IOWA CITY Only hours after accepting his party's nomination for a second term, President Barack Obama found himself on the defensive over a jobs report that was weak in almost every way.
The disappointing report leaves the president and his advisers with fading hopes that the economy will surge ahead before Election Day much as it did late last year and allow them to amplify his case that the country is on the road to recovery.
And so on Friday, Obama found himself making the complicated argument that the flagging recovery, while not good enough, is at least persistent enough to show that he has put the country on the right path. He has also found himself in the bleak position of having to prove to voters in the 59 days before they head to the polls that despite the sluggish economy and high unemployment, Americans would be even worse off with Mitt Romney at the helm.
"It's certainly not what I would call the position we wanted to be in at this point in the race," one Obama administration official, who requested anonymity to talk candidly about the campaign, said Friday. "He's going to have to make the case that we wouldn't even be at 8 percent if it weren't for him."
For the past two years, Obama based his campaign on the argument that Democrats had reversed an economic free fall and helped put millions of people back to work.
But that argument has proved harder to make with middling-or-worse jobs reports month after month.
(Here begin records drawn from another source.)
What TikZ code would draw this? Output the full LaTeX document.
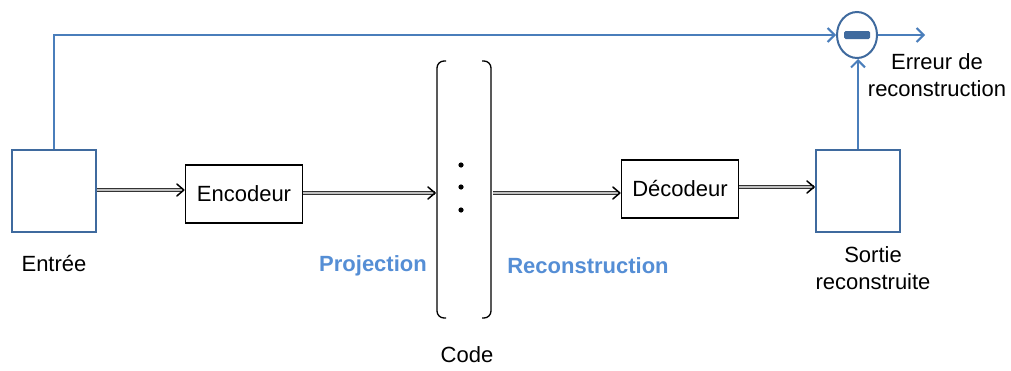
\documentclass[tikz,border=0pt]{standalone}
\usepackage{fontspec}
\setmainfont{Liberation Sans}
\usepackage{tikz}
\usetikzlibrary{arrows.meta,shapes.geometric}

\definecolor{boxblue}{HTML}{3F6A9E}
\definecolor{lineblue}{HTML}{4A7EBB}
\definecolor{textblue}{HTML}{558ED5}

\tikzset{
  blk/.style={draw, line width=1.3pt, minimum width=117pt, minimum height=58pt, font=\fontsize{22}{26}\selectfont},
  sq/.style={draw=boxblue, line width=2pt, minimum width=84pt, minimum height=82pt},
  lbl/.style={font=\fontsize{22}{26}\selectfont, align=center},
  blbl/.style={font=\fontsize{22}{26}\selectfont\bfseries, text=textblue},
  dbl/.style={draw=black!80, double=black!25, double distance=1.2pt, line width=1pt, shorten >=1.5pt},
  tip/.style={draw=black, line width=1.5pt, line cap=round, line join=round},
  blu/.style={draw=lineblue, line width=2pt, -{Straight Barb[length=7pt, width=14pt]}}
}

\begin{document}
\begin{tikzpicture}[x=1pt, y=-1pt]
  \useasboundingbox (0,0) rectangle (1011,370);

  % boxes
  \node[sq] (in) at (54,191) {};
  \node[lbl] (inlbl) at (54,264) {Entr\'ee};
  \node[blk] (enc) at (244,194) {Encodeur};
  \node[blk] (dec) at (680,189) {D\'ecodeur};
  \node[sq] (out) at (858,191) {};
  \node[lbl] (outlbl) at (873,268) {Sortie\\[1pt]reconstruite};

  % code vector
  \coordinate (codel) at (436,193);
  \coordinate (coder) at (493,193);
  \draw[line width=1.3pt, rounded corners=7pt] (446,61) -- (437,61) -- (437,318) -- (446,318);
  \draw[line width=1.3pt, rounded corners=7pt] (482,61) -- (491,61) -- (491,318) -- (482,318);
  \foreach \y in {165,187,210}
    \fill (461,\y) circle (2.6pt);
  \node[lbl] (code) at (467,355) {Code};

  \node[blbl] (proj) at (373,266) {Projection};
  \node[blbl] (reco) at (588,266) {Reconstruction};

  % error
  \node[ellipse, draw=boxblue, line width=2pt, minimum width=40pt, minimum height=46pt, inner sep=0pt] (err) at (857,35) {};
  \fill[boxblue, rounded corners=1.5pt] (844,31) rectangle (870,39);
  \coordinate (errend) at (925,35);
  \node[lbl, anchor=north] (errlbl) at (937,50) {Erreur de\\[1pt]reconstruction};

  % double connectors
  \coordinate (a1) at (in.east |- 0,190);
  \coordinate (a2) at (enc.west |- 0,190);
  \coordinate (a3) at (dec.east |- 0,187);
  \coordinate (a4) at (out.west |- 0,187);
  \coordinate (a5) at (enc.east |- codel);
  \coordinate (a6) at (dec.west |- coder);
  \draw[dbl] (a1) -- (a2);
  \draw[dbl] (a5) -- (codel);
  \draw[dbl] (coder) -- (a6);
  \draw[dbl] (a3) -- (a4);
  \foreach \p in {a2,codel,a6,a4}
    \draw[tip] ([shift={(-8pt,-6pt)}]\p) -- ([xshift=-1pt]\p) -- ([shift={(-8pt,6pt)}]\p);

  % blue connectors
  \draw[blu] (in.north) |- (err.west);
  \draw[blu] (out.north) -- (out.north |- err.south);
  \draw[blu] (err.east) -- (errend);
\end{tikzpicture}
\end{document}
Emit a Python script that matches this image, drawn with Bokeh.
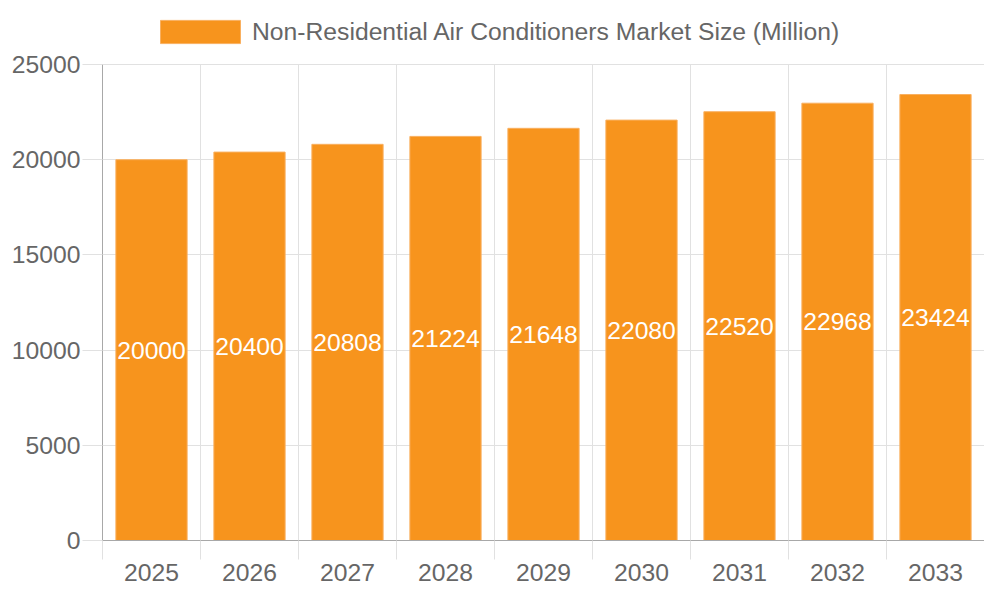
from bokeh.core.properties import value
from bokeh.embed import file_html
from bokeh.models import (ColumnDataSource, FixedTicker, Grid, Legend, LegendItem,
                          LinearAxis, Range1d)
from bokeh.plotting import figure
from bokeh.resources import INLINE

years = ['2025', '2026', '2027', '2028', '2029', '2030', '2031', '2032', '2033']
market_size = [20000, 20400, 20808, 21224, 21648, 22080, 22520, 22968, 23424]
y_ticks = [0, 5000, 10000, 15000, 20000, 25000]
series_name = 'Non-Residential Air Conditioners Market Size (Million)'

BAR_COLOR = '#F7941D'
TEXT_COLOR = '#666666'
GRID_COLOR = '#e1e1e1'
AXIS_COLOR = '#a8a8a8'
FONT = 'Liberation Sans'
FONT_SIZE = '24.7px'

# frame runs from y=10 to y=540 px; the value axis (0..25000) uses the lower 476 px,
# the strip above it holds the legend
Y_MAX = 25000
FRAME_TOP = 10
FRAME_BOTTOM = 540
AXIS_PX = 476
y_end = Y_MAX * (FRAME_BOTTOM - FRAME_TOP) / AXIS_PX

centers = [i + 0.5 for i in range(len(years))]
bounds = list(range(len(years) + 1))

source = ColumnDataSource(data=dict(
    x=centers,
    top=market_size,
    mid=[v / 2 for v in market_size],
    label=[str(v) for v in market_size],
))

p = figure(
    width=984,
    height=584,
    output_backend='svg',
    toolbar_location=None,
    x_range=Range1d(0, len(years)),
    y_range=Range1d(0, y_end),
    x_axis_type=None,
    y_axis_type=None,
    min_border_left=102,
    min_border_right=0,
    min_border_top=FRAME_TOP,
    min_border_bottom=584 - FRAME_BOTTOM,
)
p.outline_line_color = None
p.grid.visible = False

# horizontal grid at value ticks, vertical grid lines at category boundaries
p.add_layout(Grid(dimension=1, ticker=FixedTicker(ticks=y_ticks), grid_line_color=GRID_COLOR))
p.segment(x0=bounds, y0=0, x1=bounds, y1=Y_MAX, line_color=GRID_COLOR, line_width=1,
          level='underlay')

xaxis = LinearAxis(
    ticker=FixedTicker(ticks=centers, minor_ticks=bounds),
    major_label_overrides={c: y for c, y in zip(centers, years)},
    axis_line_color=AXIS_COLOR,
    major_tick_line_color=None,
    major_tick_out=0,
    major_tick_in=0,
    minor_tick_line_color=GRID_COLOR,
    minor_tick_out=19,
    minor_tick_in=0,
    major_label_standoff=4,
    major_label_text_font=FONT,
    major_label_text_font_size=FONT_SIZE,
    major_label_text_color=TEXT_COLOR,
)
p.add_layout(xaxis, 'below')

yaxis = LinearAxis(
    ticker=FixedTicker(ticks=y_ticks),
    bounds=(0, Y_MAX),
    axis_line_color=AXIS_COLOR,
    major_tick_line_color=GRID_COLOR,
    major_tick_out=20,
    major_tick_in=0,
    minor_tick_line_color=None,
    major_label_standoff=2,
    major_label_text_font=FONT,
    major_label_text_font_size=FONT_SIZE,
    major_label_text_color=TEXT_COLOR,
)
p.add_layout(yaxis, 'left')

bars = p.vbar(x='x', top='top', bottom=0, width=0.727, source=source,
              fill_color=BAR_COLOR, line_color='#f9b060', line_width=1)

p.text(x='x', y='mid', text='label', source=source,
       text_color='white', text_font=value(FONT), text_font_size=FONT_SIZE,
       text_align='center', text_baseline='middle')

# legend glyph is inset by 10% on each side, so the glyph box is a bit larger
legend = Legend(
    items=[LegendItem(label=series_name, renderers=[bars])],
    location=(48, 494),
    orientation='horizontal',
    glyph_width=100,
    glyph_height=29,
    label_standoff=2,
    padding=0,
    margin=0,
    spacing=0,
    border_line_color=None,
    background_fill_alpha=0,
    label_text_font=FONT,
    label_text_font_size=FONT_SIZE,
    label_text_color=TEXT_COLOR,
)
p.add_layout(legend, 'center')

open('out.html', 'w').write(file_html(p, INLINE))
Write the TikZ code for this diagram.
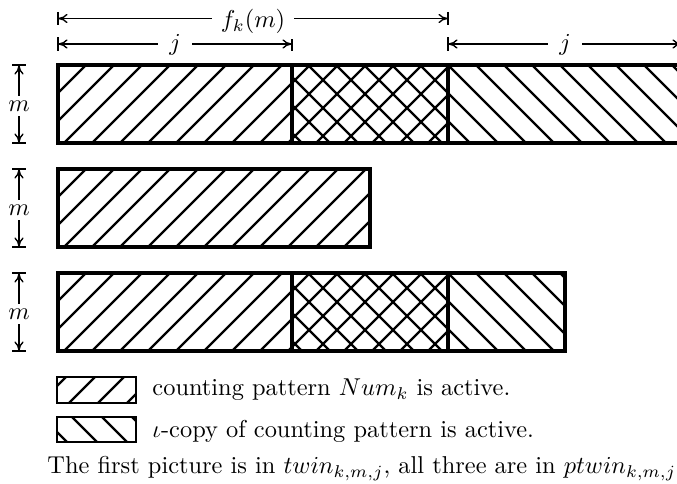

The August report shows that the unemployment rate fell only slightly, and even that drop was largely because hundreds of thousands of workers had given up looking for jobs.
"Today we learned that after losing around 800,000 jobs a month when I took office, businesses added private-sector jobs for the 30th month in a row," Obama told a campaign rally in Portsmouth, N.H.
Still, the pace of job growth was "not good enough," Obama was forced to acknowledge.
The bad economic news, with the August jobs report showing continued misery particularly for the less-educated and the long-term unemployed, electrified Republican pollsters and politicians eager to interpret it as yet more evidence of the failure of Obama's economic policies.
On Friday, Romney made a full-throated argument that Obama is failing as an economic steward, referring on Twitter to the Democratic National Convention as a party and the jobs report as the hangover.
"There's almost nothing the president has done in the past 3 1/2, four years that gives the American people confidence that he knows what he's doing when it comes to jobs and the economy," Romney said on his way to a campaign stop in Sioux City, Iowa.
His surrogates and supporters piled on.
"If this labor market were a horse, they'd send it to the glue factory," said Andrew Biggs, an economist at the American Enterprise Institute, in a statement. "Lucky for the horse, the factory is closed, too."
Obama's advisers say the president in the next two months will hammer home his argument that Republicans have stood in the way of better jobs numbers. He will argue that Republican opposition to his jobs bill has hampered growth. And he will continue to refine the accusation that his opponents are obsessed with tax cuts, an argument he unveiled at the convention in Charlotte, N.C., on Thursday night.
On Friday, in a joint campaign appearance with Michelle Obama, Vice President Joe Biden and his wife, Jill, Obama was refining and expanding upon his tax cut argument, until it took an almost humorous turn.
Instead of a jobs agenda, Obama said, "all they've got to offer is the same prescriptions that they've had for the last 30 years: tax cuts, tax cuts, gut some regulations, oh, and more tax cuts," he said.
Then, apparently liking the line he was on, he added: "Tax cuts to help you lose a few extra pounds. Tax cuts to improve your love life."
Behind the jokes though, the president, who traveled to Iowa on Friday before heading to Florida for a weekend campaign bus tour, and his advisers are clearly worried, and with good reason.
Economic growth slowed through the first half of the year, leading many economists, including those at the Federal Reserve, to raise their year-end unemployment forecasts. U.S. businesses added only 96,000 jobs in August, below expectations.
As disappointing as the report may be, both economic and political analysts said they did not think it changed the fundamentals of either the presidential race or the economy. The stock market on Friday closed virtually unchanged.
The economic narrative seemed to remain the same: The economy is in poor condition, and the recovery anemic, but persistent.
"While there is more work that remains to be done, today's employment report provides further evidence that the U.S. economy is continuing to recover from the worst downturn since the Great Depression," said Alan Krueger, the chairman of the White House's Council of Economic Advisers, in a statement.
Polls have remained stable in recent months even as the economic news has become more and more tepid. Many voters seem to have absorbed the state of the economy slowly recovering from a deep downturn and made up their minds, political scientists and pollsters believe.
"There's not a lot of undecided voters out there, and the impact of any given piece of economic news is going to be relatively small," said John Sides, a political scientist at George Washington University. "While it's not good, it's not a decisive shift."